Every line below that mentions the word "page" should be copied out.

>> BEGIN

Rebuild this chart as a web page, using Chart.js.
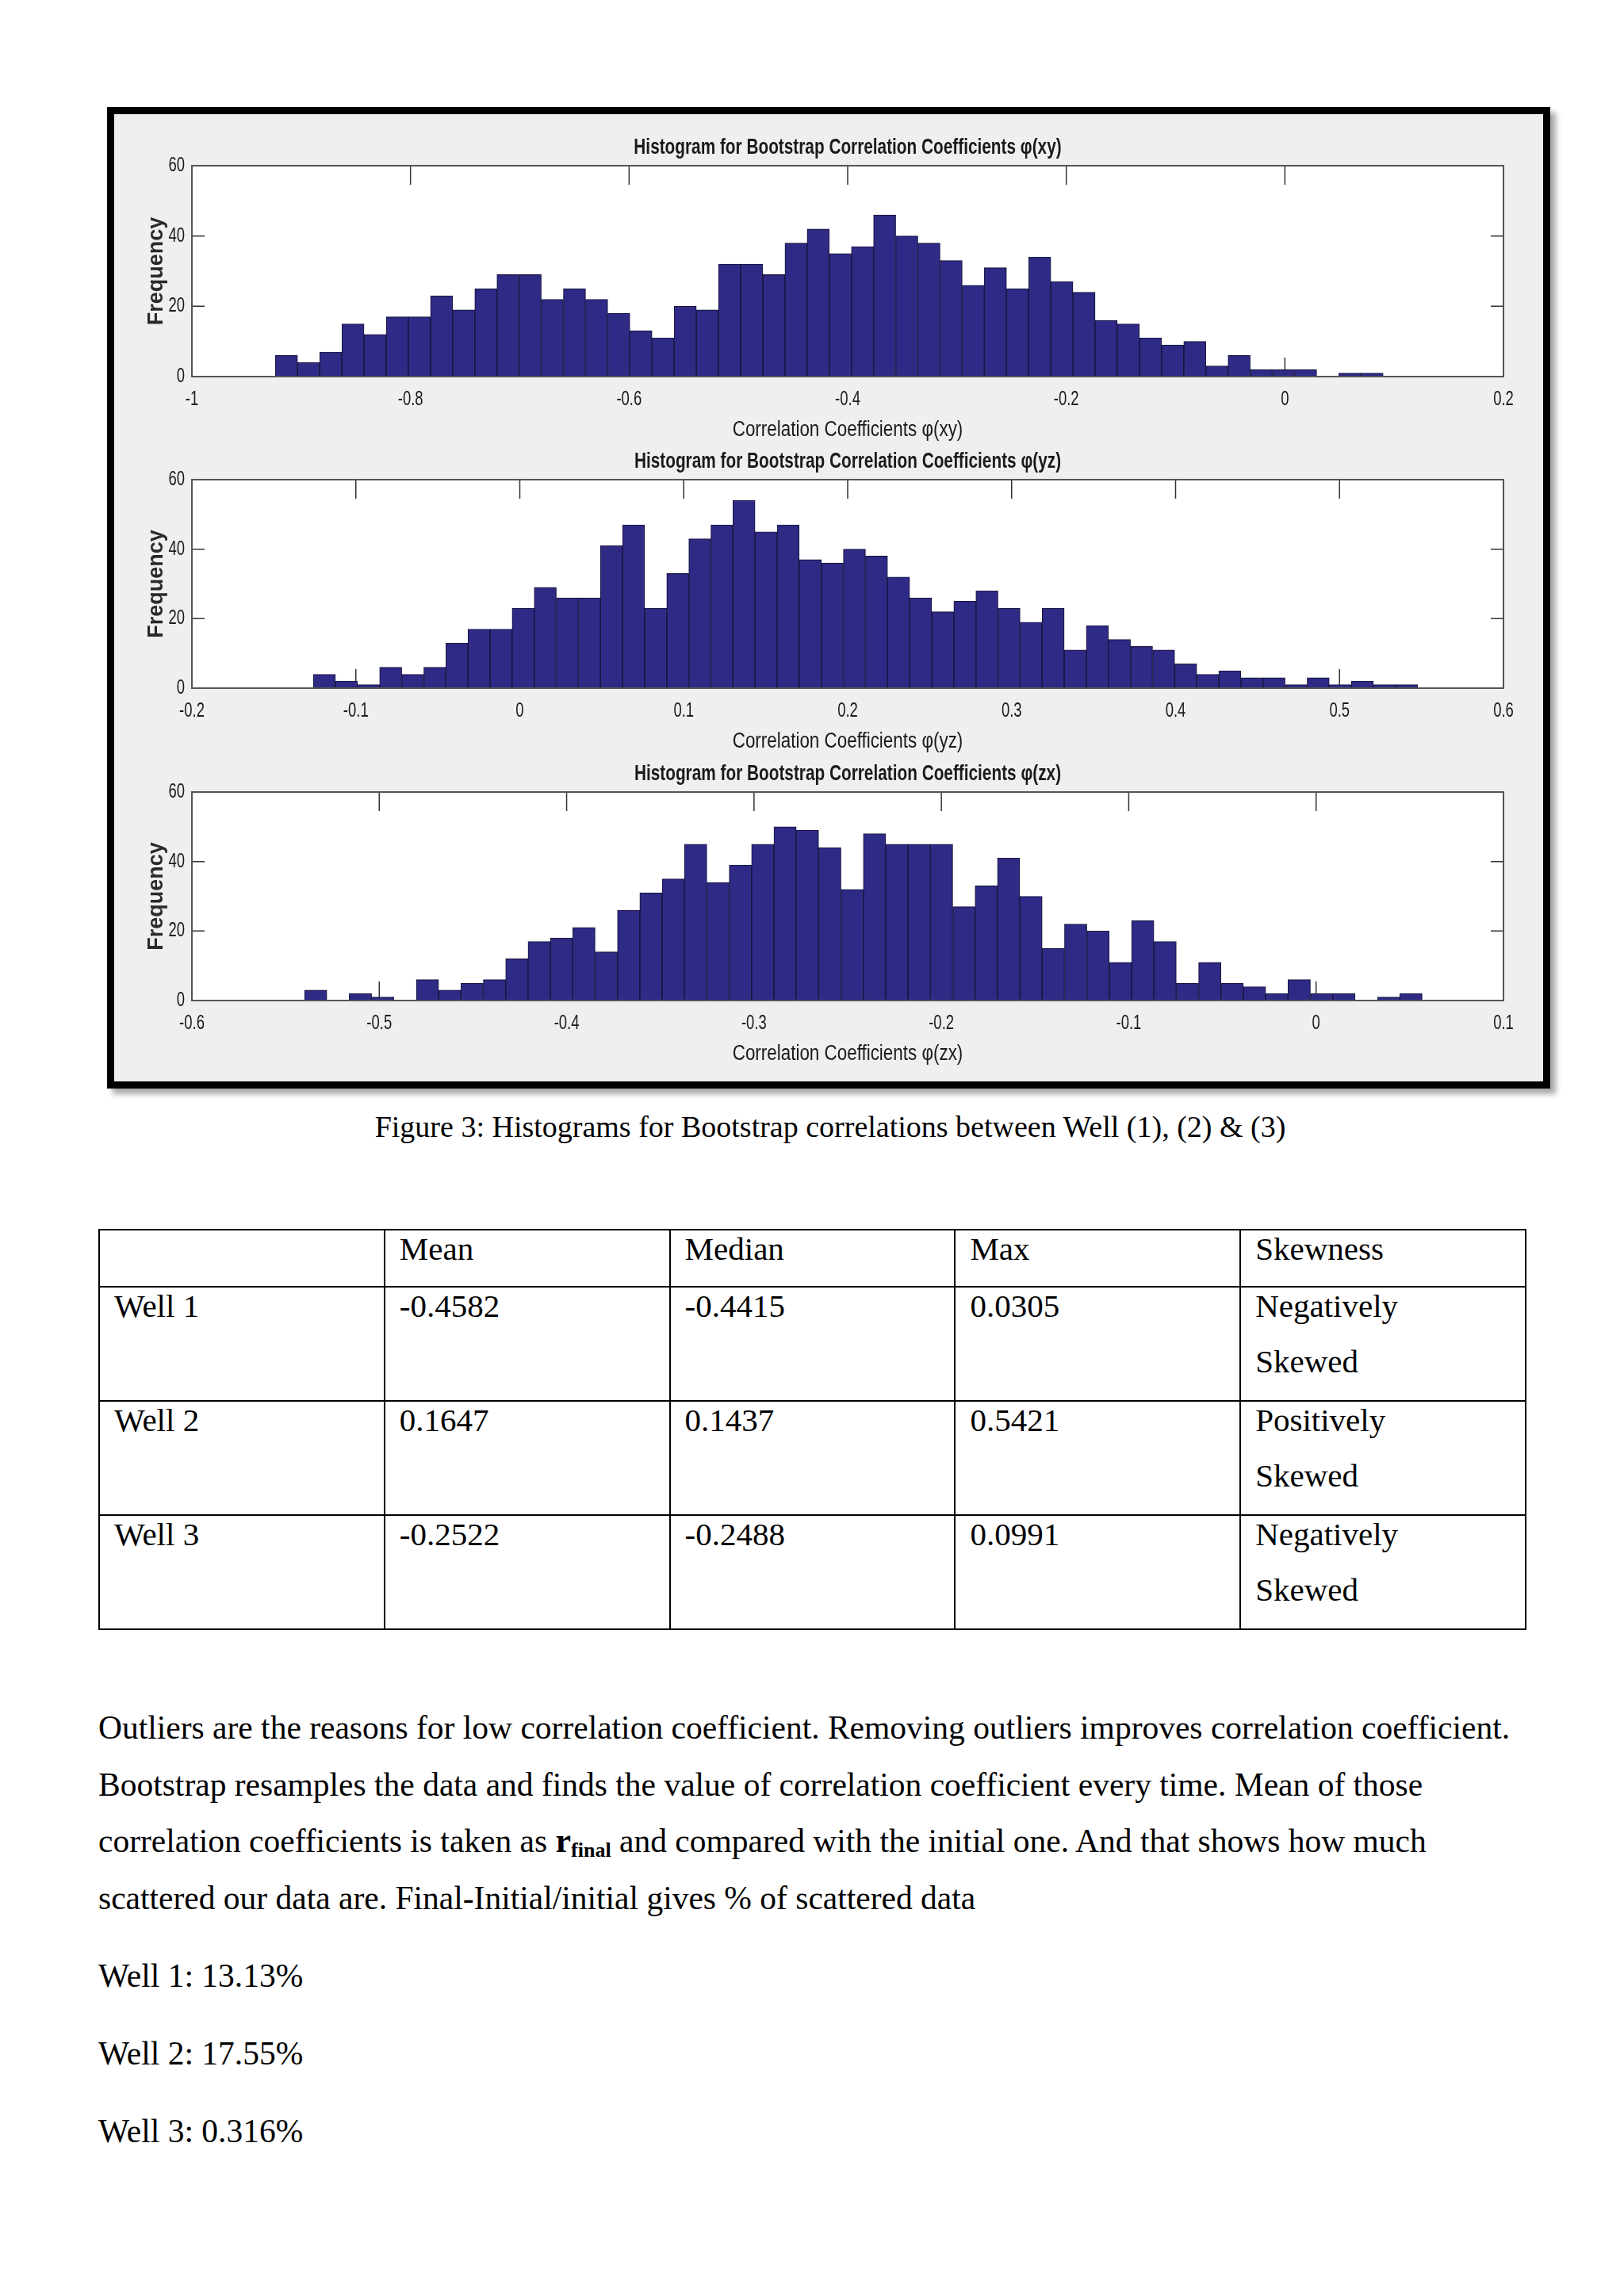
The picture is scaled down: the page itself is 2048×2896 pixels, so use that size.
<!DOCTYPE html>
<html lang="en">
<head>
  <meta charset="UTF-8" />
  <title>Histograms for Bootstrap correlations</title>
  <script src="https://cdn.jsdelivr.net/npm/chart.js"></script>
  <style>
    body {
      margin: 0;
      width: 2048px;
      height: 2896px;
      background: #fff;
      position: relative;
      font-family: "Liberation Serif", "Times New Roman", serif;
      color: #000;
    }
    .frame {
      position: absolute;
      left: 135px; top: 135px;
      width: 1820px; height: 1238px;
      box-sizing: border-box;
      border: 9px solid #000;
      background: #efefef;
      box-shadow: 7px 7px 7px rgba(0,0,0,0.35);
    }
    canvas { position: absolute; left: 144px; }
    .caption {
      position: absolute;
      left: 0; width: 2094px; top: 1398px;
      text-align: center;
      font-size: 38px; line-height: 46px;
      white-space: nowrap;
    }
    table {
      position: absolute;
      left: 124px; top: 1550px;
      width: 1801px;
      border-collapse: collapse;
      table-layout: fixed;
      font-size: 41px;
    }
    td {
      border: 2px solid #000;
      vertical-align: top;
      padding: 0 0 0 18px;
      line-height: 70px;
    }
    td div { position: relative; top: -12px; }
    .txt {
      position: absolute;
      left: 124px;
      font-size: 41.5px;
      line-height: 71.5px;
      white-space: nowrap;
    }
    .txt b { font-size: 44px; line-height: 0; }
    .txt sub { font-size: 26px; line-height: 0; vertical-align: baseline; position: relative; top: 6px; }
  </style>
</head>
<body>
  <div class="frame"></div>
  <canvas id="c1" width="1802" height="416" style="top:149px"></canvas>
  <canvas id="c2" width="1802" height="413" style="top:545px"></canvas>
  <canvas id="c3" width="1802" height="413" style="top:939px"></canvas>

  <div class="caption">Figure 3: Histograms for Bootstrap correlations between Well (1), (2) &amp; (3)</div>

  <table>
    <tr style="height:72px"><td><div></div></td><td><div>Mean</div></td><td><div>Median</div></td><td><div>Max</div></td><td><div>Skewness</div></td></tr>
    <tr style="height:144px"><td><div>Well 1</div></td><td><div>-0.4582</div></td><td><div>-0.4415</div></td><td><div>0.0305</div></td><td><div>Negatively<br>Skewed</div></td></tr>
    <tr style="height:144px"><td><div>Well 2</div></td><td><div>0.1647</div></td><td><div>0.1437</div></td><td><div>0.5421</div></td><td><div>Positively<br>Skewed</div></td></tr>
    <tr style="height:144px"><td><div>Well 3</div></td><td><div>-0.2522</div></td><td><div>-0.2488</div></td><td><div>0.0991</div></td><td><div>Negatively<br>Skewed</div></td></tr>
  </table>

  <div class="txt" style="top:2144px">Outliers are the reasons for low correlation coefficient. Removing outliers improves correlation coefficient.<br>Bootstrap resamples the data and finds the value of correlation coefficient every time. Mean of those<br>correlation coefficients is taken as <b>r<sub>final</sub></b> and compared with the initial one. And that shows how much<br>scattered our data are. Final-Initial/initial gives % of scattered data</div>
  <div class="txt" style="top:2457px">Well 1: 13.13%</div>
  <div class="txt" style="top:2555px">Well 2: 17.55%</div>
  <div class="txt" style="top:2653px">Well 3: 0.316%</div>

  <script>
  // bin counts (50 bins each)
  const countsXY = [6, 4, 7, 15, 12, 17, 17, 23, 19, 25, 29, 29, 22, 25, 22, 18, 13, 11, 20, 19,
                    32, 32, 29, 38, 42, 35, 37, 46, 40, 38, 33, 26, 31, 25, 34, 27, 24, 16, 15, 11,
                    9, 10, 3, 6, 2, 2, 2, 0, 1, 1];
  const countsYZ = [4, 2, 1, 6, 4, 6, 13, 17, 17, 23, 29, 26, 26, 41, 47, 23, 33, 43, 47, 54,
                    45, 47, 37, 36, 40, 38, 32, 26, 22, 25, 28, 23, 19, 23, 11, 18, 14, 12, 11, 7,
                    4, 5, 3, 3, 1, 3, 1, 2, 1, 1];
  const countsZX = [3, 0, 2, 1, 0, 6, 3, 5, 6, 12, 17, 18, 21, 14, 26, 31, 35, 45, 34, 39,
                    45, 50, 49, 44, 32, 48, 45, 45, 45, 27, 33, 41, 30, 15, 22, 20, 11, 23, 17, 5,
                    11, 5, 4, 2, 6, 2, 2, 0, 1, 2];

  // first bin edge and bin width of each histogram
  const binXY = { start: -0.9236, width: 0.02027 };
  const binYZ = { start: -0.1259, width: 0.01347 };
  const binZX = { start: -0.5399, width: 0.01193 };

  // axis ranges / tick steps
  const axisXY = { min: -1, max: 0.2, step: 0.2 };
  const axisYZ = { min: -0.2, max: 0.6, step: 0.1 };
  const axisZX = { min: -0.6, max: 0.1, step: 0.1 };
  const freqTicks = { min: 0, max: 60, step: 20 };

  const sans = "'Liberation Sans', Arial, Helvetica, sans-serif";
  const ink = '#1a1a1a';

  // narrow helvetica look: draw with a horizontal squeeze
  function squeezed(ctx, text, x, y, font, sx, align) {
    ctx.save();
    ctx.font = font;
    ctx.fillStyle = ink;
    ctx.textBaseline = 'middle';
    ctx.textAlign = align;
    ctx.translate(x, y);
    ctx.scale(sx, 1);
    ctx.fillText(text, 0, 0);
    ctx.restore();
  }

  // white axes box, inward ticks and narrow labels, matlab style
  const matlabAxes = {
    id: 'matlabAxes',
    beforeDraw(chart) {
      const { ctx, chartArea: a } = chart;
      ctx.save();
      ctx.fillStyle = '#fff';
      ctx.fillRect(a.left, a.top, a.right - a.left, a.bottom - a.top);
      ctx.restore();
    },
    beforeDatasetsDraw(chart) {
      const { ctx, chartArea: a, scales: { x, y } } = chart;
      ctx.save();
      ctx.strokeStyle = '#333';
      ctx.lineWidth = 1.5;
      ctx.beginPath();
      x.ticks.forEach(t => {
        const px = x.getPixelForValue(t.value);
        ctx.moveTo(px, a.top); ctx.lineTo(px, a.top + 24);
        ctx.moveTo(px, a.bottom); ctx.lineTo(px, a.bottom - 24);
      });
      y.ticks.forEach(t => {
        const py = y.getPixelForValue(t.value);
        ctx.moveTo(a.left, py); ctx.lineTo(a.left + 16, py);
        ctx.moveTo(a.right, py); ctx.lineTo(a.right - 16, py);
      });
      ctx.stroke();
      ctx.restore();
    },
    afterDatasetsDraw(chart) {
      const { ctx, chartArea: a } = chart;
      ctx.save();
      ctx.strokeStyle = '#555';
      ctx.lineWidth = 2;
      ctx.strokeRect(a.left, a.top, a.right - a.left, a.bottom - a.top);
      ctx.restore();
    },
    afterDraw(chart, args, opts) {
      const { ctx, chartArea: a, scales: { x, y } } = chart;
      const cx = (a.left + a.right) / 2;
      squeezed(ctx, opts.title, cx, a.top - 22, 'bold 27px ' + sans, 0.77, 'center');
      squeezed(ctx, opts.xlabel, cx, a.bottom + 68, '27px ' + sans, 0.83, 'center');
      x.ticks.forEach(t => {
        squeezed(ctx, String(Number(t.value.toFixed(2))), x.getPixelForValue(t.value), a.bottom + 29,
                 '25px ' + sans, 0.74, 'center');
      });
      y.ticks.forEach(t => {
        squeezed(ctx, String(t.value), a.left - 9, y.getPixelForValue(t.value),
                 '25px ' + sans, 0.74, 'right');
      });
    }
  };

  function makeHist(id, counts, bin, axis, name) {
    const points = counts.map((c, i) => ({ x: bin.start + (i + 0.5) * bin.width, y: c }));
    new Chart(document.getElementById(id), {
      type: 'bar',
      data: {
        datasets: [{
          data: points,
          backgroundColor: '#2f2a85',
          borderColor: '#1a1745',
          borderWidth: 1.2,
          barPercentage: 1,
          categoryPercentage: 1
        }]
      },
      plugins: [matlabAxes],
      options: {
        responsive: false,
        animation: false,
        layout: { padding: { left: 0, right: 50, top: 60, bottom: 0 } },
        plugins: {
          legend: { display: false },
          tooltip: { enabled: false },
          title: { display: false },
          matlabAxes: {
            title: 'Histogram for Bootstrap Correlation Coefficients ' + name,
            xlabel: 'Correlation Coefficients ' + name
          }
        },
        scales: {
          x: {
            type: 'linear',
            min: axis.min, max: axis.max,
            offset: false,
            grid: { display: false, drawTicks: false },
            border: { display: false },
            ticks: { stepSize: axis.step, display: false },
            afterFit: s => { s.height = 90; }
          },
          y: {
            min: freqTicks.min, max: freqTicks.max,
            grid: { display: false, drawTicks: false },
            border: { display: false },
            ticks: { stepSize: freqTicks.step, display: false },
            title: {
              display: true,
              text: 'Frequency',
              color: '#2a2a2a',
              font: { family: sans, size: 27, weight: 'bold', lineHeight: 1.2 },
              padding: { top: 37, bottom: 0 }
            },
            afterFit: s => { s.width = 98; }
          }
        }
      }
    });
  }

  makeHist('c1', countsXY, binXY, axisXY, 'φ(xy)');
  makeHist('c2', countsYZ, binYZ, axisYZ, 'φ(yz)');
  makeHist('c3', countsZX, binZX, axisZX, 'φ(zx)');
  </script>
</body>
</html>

>> END

### Correct answer
Rebuild this chart as a web page, using Chart.js.
The picture is scaled down: the page itself is 2048×2896 pixels, so use that size.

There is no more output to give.